Question

Evaluate $$\int_{C}(x-y) d x+(x+y) d y$$ counterclockwise around the triangle with vertices $$(0,0),(1,0),$$ and $$(0,1) .$$

Answer

**step1 Identify the Components of the Line Integral**

The given problem asks us to evaluate a line integral of the form $$\int_{C} P dx + Q dy$$. We need to identify the functions P and Q from the given expression. The path C is a closed triangle, traversed counterclockwise.

$$P(x,y) = x-y$$

$$Q(x,y) = x+y$$

**step2 Apply Green's Theorem to Simplify the Integral**

For a line integral around a closed path, especially a simple closed path like a triangle, Green's Theorem provides a powerful way to convert the line integral into a double integral over the region enclosed by the path. This often simplifies the calculation. Green's Theorem states that if C is a positively oriented, piecewise smooth, simple closed curve bounding a region D, then:

$$\oint_{C} P dx + Q dy = \iint_{D} \left(\frac{\partial Q}{\partial x} - \frac{\partial P}{\partial y}\right) dA$$

Here, $$\frac{\partial Q}{\partial x}$$ represents the partial derivative of Q with respect to x (treating y as a constant), and $$\frac{\partial P}{\partial y}$$ represents the partial derivative of P with respect to y (treating x as a constant).

**step3 Calculate the Partial Derivatives**

First, we compute the required partial derivatives for P and Q. The partial derivative of P with respect to y is found by treating x as a constant and differentiating with respect to y.
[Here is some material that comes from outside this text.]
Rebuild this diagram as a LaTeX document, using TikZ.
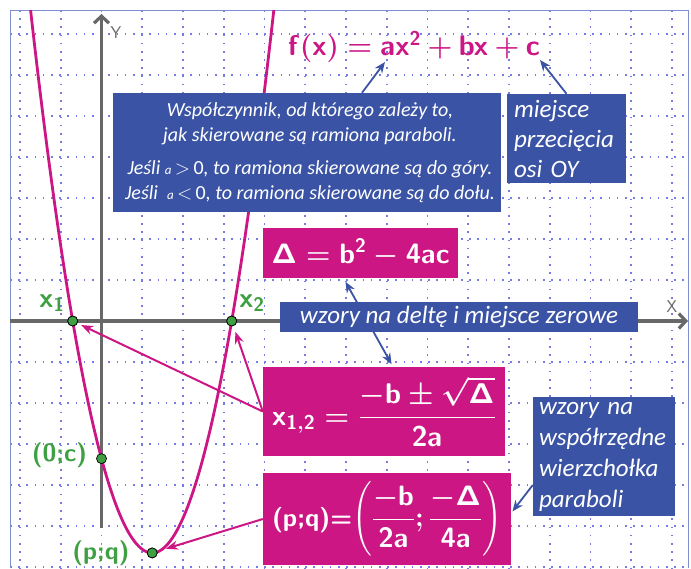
\RequirePackage{fix-cm}
\documentclass[tikz,border=0pt]{standalone}
\usepackage{amsmath}
\usepackage{fontspec}
\newfontfamily\calibri{Carlito}[ItalicFont=Carlito Italic, BoldFont=Carlito Bold]
\DeclareMathAlphabet{\mathssb}{OT1}{cmss}{bx}{n}
\usetikzlibrary{arrows.meta}

\definecolor{paraPink}{RGB}{204,22,132}
\definecolor{boxBlue}{RGB}{58,83,164}
\definecolor{ptGreen}{RGB}{62,160,66}
\definecolor{axisGray}{RGB}{104,104,104}
\definecolor{gridDot}{RGB}{118,124,228}
\definecolor{frameBlue}{RGB}{128,142,206}

\tikzset{
  bluebox/.style={fill=boxBlue, text=white, inner sep=0pt},
  pinkbox/.style={fill=paraPink, text=white, inner sep=0pt},
  bluearrow/.style={boxBlue, line width=1.8pt, -{Stealth[length=11pt,width=9pt]}},
  pinkarrow/.style={paraPink, line width=2pt, -{Stealth[length=12pt,width=9pt]}},
  gpoint/.style={circle, fill=ptGreen, draw=black, line width=0.7pt, inner sep=0pt, minimum size=10pt},
  glabel/.style={ptGreen, font=\fontsize{25}{25}\selectfont\sffamily\bfseries\boldmath},
  gridline/.style={gridDot, line width=1.6pt, dash pattern=on 1.6pt off 6.6pt},
  axisline/.style={axisGray, line width=3.2pt, -{Straight Barb[length=7pt,width=15pt]}},
}

\begin{document}
\begin{tikzpicture}[x=1pt,y=-1pt]
    \useasboundingbox (0,0) rectangle (691,568);

    % Dotted grid inside the frame
    \begin{scope}
      \clip (10,10) rectangle (688,568);
      \foreach \i in {-2,...,14}
        \draw[gridline] ({101.5+40.75*\i},10) -- ({101.5+40.75*\i},568);
      \foreach \j in {-6,...,7}
        \draw[gridline] (10,{321-41*\j}) -- (688,{321-41*\j});
    \end{scope}
    \draw[frameBlue, line width=0.9pt] (10,568) -- (10,10) -- (688,10) -- (688,568);

    % Axes
    \draw[axisline] (10,321) -- (688,321);
    \draw[axisline] (101.5,528) -- (101.5,14);
    \node[axisGray, font=\sffamily\fontsize{17}{17}\selectfont] (ylab) at (116,33) {Y};
    \node[axisGray, font=\sffamily\fontsize{17}{17}\selectfont] (xlab) at (672,307) {X};

    % Parabola
    \begin{scope}
      \clip (10,10) rectangle (688,568);
      \draw[paraPink, line width=2.8pt, domain=28:277, samples=120]
        plot (\x, {321+0.0367*(\x-72.7)*(231.7-\x)});
    \end{scope}

    % Formula and its notes
    \node[paraPink, font=\fontsize{28.5}{30}\selectfont\boldmath] (fx) at (414,47)
      {\thickmuskip=4.5mu\medmuskip=3.5mu$\mathssb{f(x)} = \mathssb{ax^2 + bx + c}$};
    \coordinate (ax) at (385,62);
    \coordinate (cc) at (540,60);

    \node[bluebox, minimum width=388pt, minimum height=119pt, align=center,
          font=\calibri\itshape\fontsize{20}{24.5}\selectfont] (coef) at (307,152.5)
      {\hspace*{6pt}Współczynnik, od którego zależy to,\\
       \hspace*{6pt}jak skierowane są ramiona paraboli.\\[9pt]
       \hspace*{6pt}Jeśli {\fontsize{13}{13}\selectfont a}\,$>$\,\textup{0}, to ramiona skierowane są do góry.\\
       \hspace*{6pt}Jeśli\ \ {\fontsize{13}{13}\selectfont a}\,$<$\,\textup{0}, to ramiona skierowane są do dołu.};
    \node[bluebox, text width=105pt, inner xsep=7pt, minimum height=89pt, align=left,
          font=\calibri\itshape\fontsize{25}{30}\selectfont] (oy) at (566.5,138.5)
      {miejsce\\ przecięcia\\ osi OY};

    \draw[bluearrow] ([xshift=55pt]coef.north) -- (ax);
    \draw[bluearrow] (oy.north) -- (cc);

    % Delta and roots
    \node[pinkbox, minimum width=195pt, minimum height=50pt,
          font=\fontsize{28}{30}\selectfont\boldmath] (delta) at (360.5,253)
      {$\mathssb{\Delta = b^2 - 4ac}$};
    \node[pinkbox, minimum width=242pt, minimum height=89pt,
          font=\fontsize{28.5}{30}\selectfont\boldmath] (xroots) at (384,411.5)
      {$\mathssb{x_{1,2}} = \dfrac{-\mathssb{b} \pm \sqrt{\mathssb{\Delta}}}{\mathssb{2a}}$};
    \draw[bluearrow, {Stealth[length=11pt,width=9pt]}-{Stealth[length=11pt,width=9pt]},
          shorten <=4pt, shorten >=3pt] ([xshift=-17pt]delta.south) -- ([xshift=9pt]xroots.north);
    \node[bluebox, minimum width=358pt, minimum height=30pt,
          font=\calibri\itshape\fontsize{25}{26}\selectfont] (zer) at (459,317)
      {wzory na deltę i miejsce zerowe};

    % Vertex
    \node[pinkbox, minimum width=248pt, minimum height=92pt,
          font=\fontsize{28}{30}\selectfont\boldmath] (vertex) at (387,519)
      {{\sffamily\bfseries\fontsize{25.5}{27}\selectfont (p;q)=}$\left(\dfrac{-\mathssb{b}}{\mathssb{2a}};\dfrac{-\mathssb{\Delta}}{\mathssb{4a}}\right)$};
    \node[bluebox, text width=130pt, inner xsep=6pt, minimum height=119pt, align=left,
          font=\calibri\itshape\fontsize{25}{31}\selectfont] (wierz) at (604,456.5)
      {wzory na\\ współrzędne\\ wierzchołka\\ paraboli};
    \draw[bluearrow, shorten >=2pt] ([yshift=-28.5pt]wierz.west) -- ([yshift=6pt]vertex.east);

    % Special points of the graph
    \node[gpoint] (p1) at (72.7,321) {};
    \node[gpoint] (p2) at (231.7,321) {};
    \node[gpoint] (pc) at (101.5,{321+0.0367*(101.5-72.7)*(231.7-101.5)}) {};
    \node[gpoint] (pv) at (152.2,{321+0.0367*79.5*79.5}) {};

    \draw[pinkarrow, shorten >=4pt] (xroots.west) -- (p1);
    \draw[pinkarrow, shorten >=6pt] (xroots.west) -- (p2);
    \draw[pinkarrow, shorten >=9pt] (vertex.west) -- (pv);
    \node[gpoint] at (p1) {};
    \node[gpoint] at (p2) {};
    \node[gpoint] at (pv) {};

    \node[glabel, font=\fontsize{28}{28}\selectfont\boldmath] (x1lab) at (52,303) {$\mathssb{x_1}$};
    \node[glabel, font=\fontsize{28}{28}\selectfont\boldmath] (x2lab) at (252,303) {$\mathssb{x_2}$};
    \node[glabel] (pclab) at (59.5,455) {(0;c)};
    \node[glabel] (pvlab) at (101,553) {(p;q)};
\end{tikzpicture}
\end{document}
Similarly, the partial derivative of Q with respect to x is found by treating y as a constant and differentiating with respect to x.

$$\frac{\partial P}{\partial y} = \frac{\partial}{\partial y}(x-y) = -1$$

$$\frac{\partial Q}{\partial x} = \frac{\partial}{\partial x}(x+y) = 1$$

Now, we find the difference between these partial derivatives, which will be the integrand of our double integral.

$$\frac{\partial Q}{\partial x} - \frac{\partial P}{\partial y} = 1 - (-1) = 1 + 1 = 2$$

**step4 Define the Region of Integration**

The region D is the triangle with vertices (0,0), (1,0), and (0,1). This is a right-angled triangle. The base of the triangle is along the x-axis from x=0 to x=1. The vertical side is along the y-axis from y=0 to y=1. The hypotenuse connects (1,0) and (0,1). The equation of the line representing this hypotenuse can be found to be $$y = 1-x$$. Thus, for any given x between 0 and 1, y varies from 0 up to $$1-x$$.

$$0 \leq x \leq 1$$

$$0 \leq y \leq 1-x$$

Since the integrand (from Step 3) is a constant (2), the double integral $$\iint_{D} 2 dA$$ simplifies to $$2 \times \text{Area(D)}$$. We can calculate the area of this right triangle using the formula: $$ \frac{1}{2} \times \text{base} \times \text{height} $$. The base is 1 (from 0 to 1 on the x-axis) and the height is 1 (from 0 to 1 on the y-axis).

$$\text{Area(D)} = \frac{1}{2} \times 1 \times 1 = \frac{1}{2}$$

**step5 Evaluate the Double Integral**

We can now evaluate the double integral using the information from the previous steps. Since the integrand is the constant 2, we can simply multiply 2 by the area of the region D.

$$\iint_{D} 2 dA = 2 \times \text{Area(D)}$$

Substitute the calculated area:

$$2 \times \frac{1}{2} = 1$$

Alternatively, we can perform the iterated integration directly using the bounds defined for the region D.

$$\int_{0}^{1} \int_{0}^{1-x} 2 dy dx$$

First, integrate the inner integral with respect to y:

$$\int_{0}^{1} [2y]_{0}^{1-x} dx = \int_{0}^{1} (2(1-x) - 2(0)) dx = \int_{0}^{1} 2(1-x) dx$$

Next, integrate the resulting expression with respect to x:

$$\int_{0}^{1} (2-2x) dx = \left[2x - \frac{2x^2}{2}\right]_{0}^{1} = [2x - x^2]_{0}^{1}$$

Finally, evaluate the expression at the limits of integration (upper limit minus lower limit):

$$(2(1) - 1^2) - (2(0) - 0^2) = (2 - 1) - 0 = 1$$

Both methods yield the same result.